According to three people familiar with the situation, there is increasing concern on the European side that any concessions the bloc would be prepared to give would not be sufficient to win a majority in the House of Commons. The EU is reluctant to shift its position if it’s not sure it would get the deal over the line.
The view in Brussels is that unrealistic expectations have built up in London, and that attorney general Geoffrey Cox -- sent in by May to negotiate -- is asking for the impossible, according to people briefed on negotiations.
EU negotiators are also riled by having to do business with a new interlocutor, the people said. Cox is a veteran barrister known for his ornate rhetoric and a theatrical baritone. Tuesday’s talks were described by European officials as some of the worst-tempered of the two-year process.

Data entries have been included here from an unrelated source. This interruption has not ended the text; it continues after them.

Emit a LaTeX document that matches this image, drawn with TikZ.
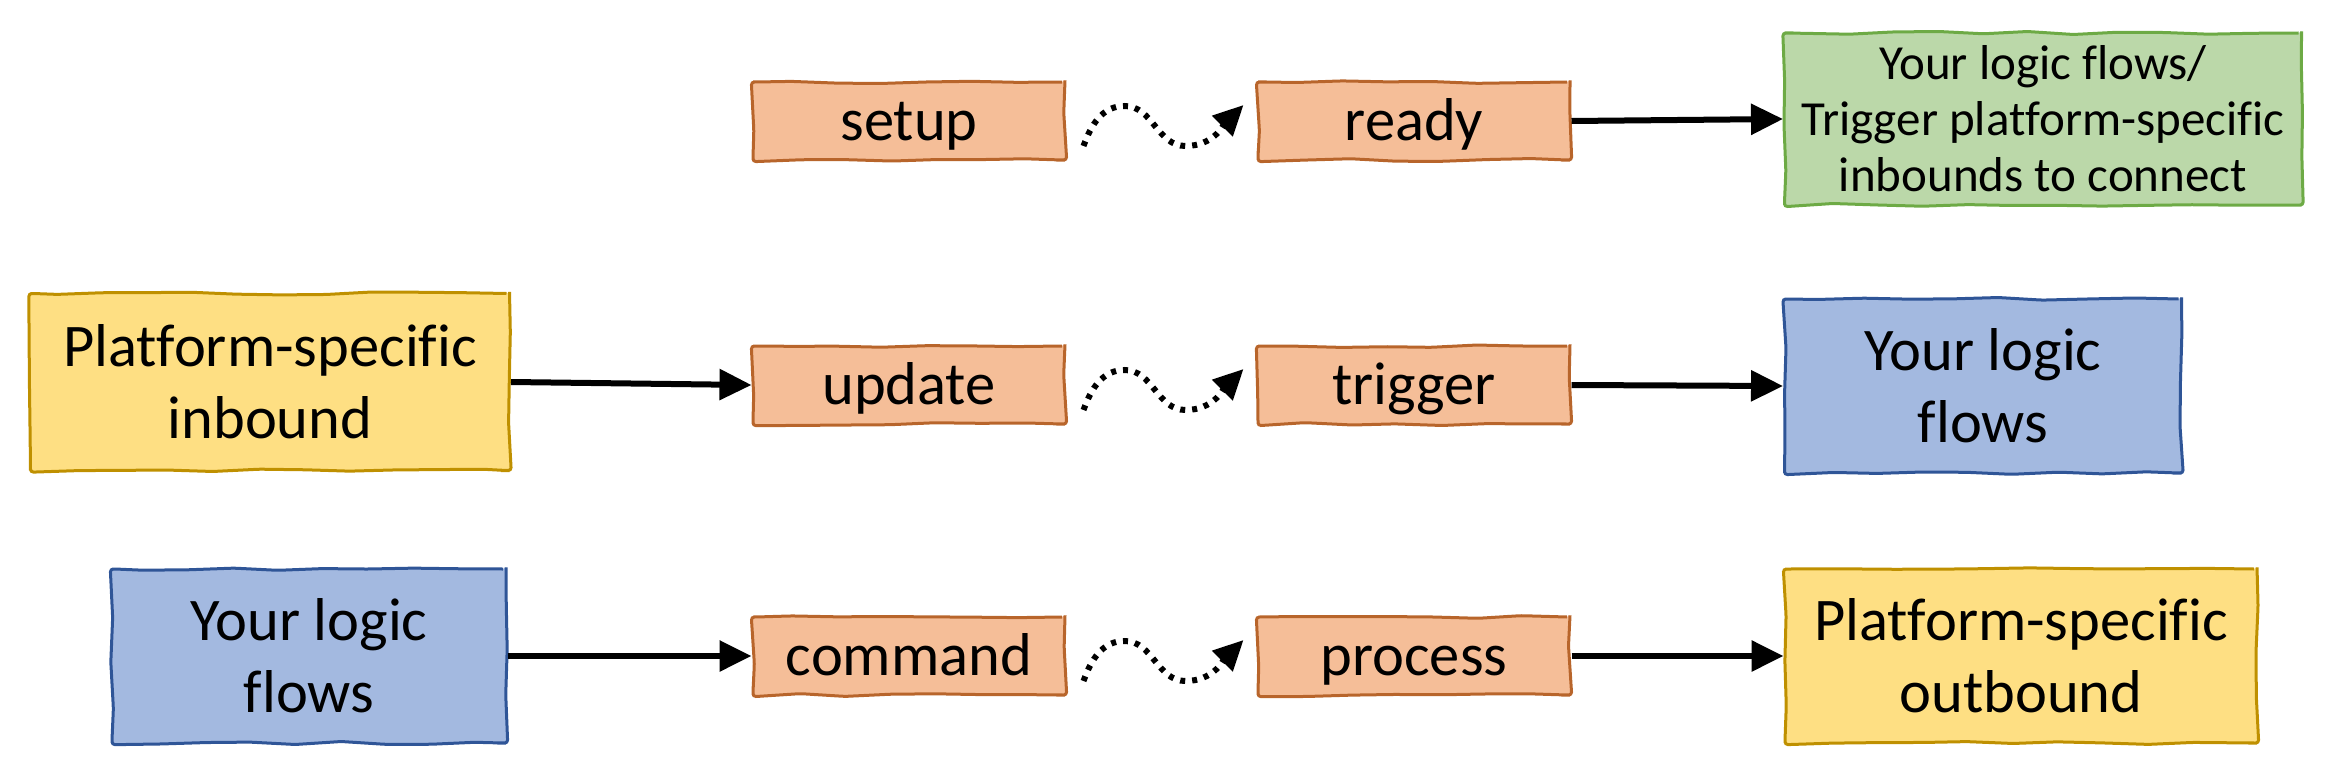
\documentclass[tikz,border=0pt]{standalone}
\usepackage{fontspec}
\setmainfont{Carlito}[Ligatures=NoCommon]
\usetikzlibrary{arrows.meta,decorations.pathmorphing,calc}
\definecolor{orF}{HTML}{F5BE98}
\definecolor{orD}{HTML}{B8652B}
\definecolor{grF}{HTML}{BBD8A9}
\definecolor{grD}{HTML}{6DAA45}
\definecolor{yeF}{HTML}{FEDF83}
\definecolor{yeD}{HTML}{BF9000}
\definecolor{blF}{HTML}{A3B9E0}
\definecolor{blD}{HTML}{2F5597}
\pgfmathsetseed{7}
\tikzset{
  sk/.style={draw, line width=3pt, decorate,
    decoration={random steps,segment length=45pt,amplitude=1.5pt},
    rounded corners=3pt, inner sep=0pt, align=center,
    font=\fontsize{60.5}{72}\selectfont},
  ev/.style={sk, fill=orF, draw=orD, minimum width=312pt, minimum height=78pt,
    text height=46pt, text depth=8pt},
  grbox/.style={sk, fill=grF, draw=grD, font=\fontsize{49}{56}\selectfont},
  yebox/.style={sk, fill=yeF, draw=yeD},
  blbox/.style={sk, fill=blF, draw=blD},
  ar/.style={line width=6pt, -{Triangle[length=32pt,width=30pt]}},
  sq/.style={line width=6pt, dash pattern=on 5pt off 7pt, line cap=butt,
    -{Triangle[length=30pt,width=28pt]}}
}
\begin{document}
\begin{tikzpicture}[x=1pt,y=-1pt]
\useasboundingbox (0,0) rectangle (2348,776);
% row 1
\node[ev] (setup) at (909,121) {setup};
\node[ev] (ready) at (1414,121) {ready};
\node[grbox, minimum width=517pt, minimum height=172pt] (green) at (2043,119)
  {Your logic flows/\\Trigger platform-specific\\inbounds to connect};
% row 2
\node[yebox, minimum width=479pt, minimum height=177pt] (pin) at (270,382)
  {Platform-specific\\inbound};
\node[ev] (update) at (909,385) {update};
\node[ev] (trigger) at (1414,385) {trigger};
\node[blbox, minimum width=397pt, minimum height=174pt] (ylf1) at (1983,386)
  {Your logic\\flows};
% row 3
\node[blbox, minimum width=394pt, minimum height=174pt] (ylf2) at (309,656)
  {Your logic\\flows};
\node[ev] (command) at (909,656) {command};
\node[ev] (process) at (1414,656) {process};
\node[yebox, minimum width=472pt, minimum height=174pt] (pout) at (2021,656)
  {Platform-specific\\outbound};
% solid arrows
\draw[ar] (ready.east) -- (green.west);
\draw[ar] (pin.east) -- (update.west);
\draw[ar] (trigger.east) -- (ylf1.west);
\draw[ar] (ylf2.east) -- (command.west);
\draw[ar] (process.east) -- (pout.west);
% dotted squiggles
\foreach \a/\b in {setup/ready, update/trigger, command/process}{
  \draw[sq] ([shift={(17,25)}]\a.east) to[out=70,in=180] ++(41,-40)
    to[out=0,in=180] ++(61,40) to[out=0,in=225] ([shift={(-13,-16)}]\b.west);
}
\end{tikzpicture}
\end{document}
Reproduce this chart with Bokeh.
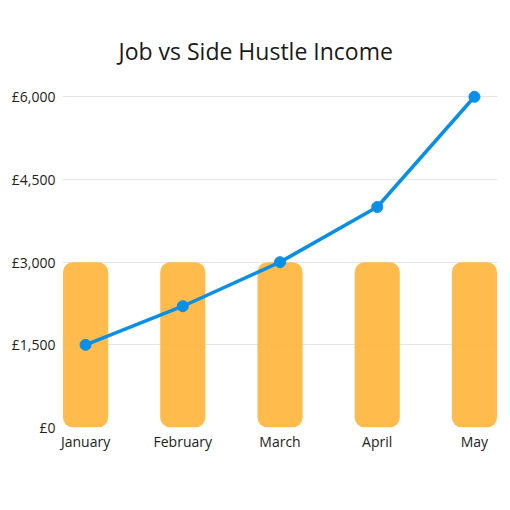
from bokeh.plotting import figure
from bokeh.models import FixedTicker, ColumnDataSource
from bokeh.embed import file_html
from bokeh.resources import INLINE

months = ["January", "February", "March", "April", "May"]
job_income = [3000, 3000, 3000, 3000, 3000]
side_hustle = [1500, 2200, 3000, 4000, 6000]
y_ticks = [0, 1500, 3000, 4500, 6000]
y_tick_labels = ["£0", "£1,500", "£3,000", "£4,500", "£6,000"]

xs = list(range(len(months)))
src = ColumnDataSource(dict(x=xs, job=job_income, side=side_hustle))

p = figure(width=502, height=502, x_range=(-0.237, 4.237), y_range=(0, 6150),
           output_backend="svg", toolbar_location=None,
           title="Job vs Side Hustle Income",
           min_border_left=62, min_border_right=5, min_border_top=88, min_border_bottom=75)

# centre the title on the whole canvas, not on the frame
p.title.align = "left"
p.title.offset = 56
p.title.text_font = "Open Sans"
p.title.text_font_size = "23px"
p.title.text_font_style = "normal"
p.title.text_color = "#1a1a1a"
p.title.standoff = 43

p.outline_line_color = None
p.xgrid.grid_line_color = None
p.ygrid.grid_line_color = "#e6e6e6"
p.ygrid.ticker = FixedTicker(ticks=y_ticks)

p.vbar(x="x", top="job", bottom=0, width=0.464, source=src,
       fill_color="#ffb53c", fill_alpha=0.92, line_color=None, border_radius=10)
p.line(x="x", y="side", source=src, line_color="#0a8fe6", line_width=3.5)
p.scatter(x="x", y="side", source=src, size=11, fill_color="#0a8fe6", line_color="#0a8fe6")

p.yaxis.ticker = FixedTicker(ticks=y_ticks)
p.yaxis.major_label_overrides = dict(zip(y_ticks, y_tick_labels))
p.xaxis.ticker = FixedTicker(ticks=xs)
p.xaxis.major_label_overrides = dict(zip(xs, months))

for ax in (p.xaxis, p.yaxis):
    ax.axis_line_color = None
    ax.major_tick_line_color = None
    ax.minor_tick_line_color = None
    ax.major_tick_out = 0
    ax.major_tick_in = 0
    ax.major_label_text_font = "Open Sans"
    ax.major_label_text_font_size = "14px"
    ax.major_label_text_color = "#222222"
p.yaxis.major_label_standoff = 7
p.xaxis.major_label_standoff = 4

open("out.html", "w").write(file_html(p, INLINE))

With just days to go until May has to bring a revised accord back to the parliament that routed her deal in January, positions on both sides are hardening. Each side is counting on the other to back down in a game of brinkmanship.
Brexit purists in London, who appeared to be softening toward May’s deal last week, are once again stiffening their resolve. Even as there’s still time for positions to shift, UK officials are mapping out what happens next if her deal is defeated again.
Still, the risk of a no-deal Brexit has been taken off the table, at least for now. That is because Parliament has been handed a veto over a chaotic exit, and previous ballots indicate lawmakers would prevent the catastrophe scenario businesses dread. If May’s deal is rejected on Tuesday, Parliament will instead most likely vote to extend the exit day deadline and pro-EU lawmakers will try to force the government to soften, or even reverse the divorce.
In a sign of parliamentary compromises that may emerge, opposition Labour Party leader Jeremy Corbyn on Wednesday met for more than an hour with the Conservative former ministers Oliver Letwin and Nick Boles, who support a soft Brexit in an attempt to forge a common approach.
That diminished threat of no-deal also eases the pressure on the bloc to make concessions, according to one of the people familiar with the situation.
Cox wants the EU to agree to independent arbitration of the contentious Irish backstop arrangement so that it can be ended without needing the consent of the European Court of Justice. The EU says it can’t accept that.
The British government agrees that talks were "difficult" but expects them to resume this week, and if there’s progress, May could go to Brussels at the weekend or on Monday. UK officials are concerned that the EU is misreading Westminster dynamics, and have given up May’s chances next week too early.
As May’s team contemplates defeat next week, the government is trying to send a clear message to those considering voting down her deal: she doesn’t plan to head back to Brussels to extract new concessions. Instead, Parliament will take control, and MPs who do not like the deal on offer will like the alternative even less.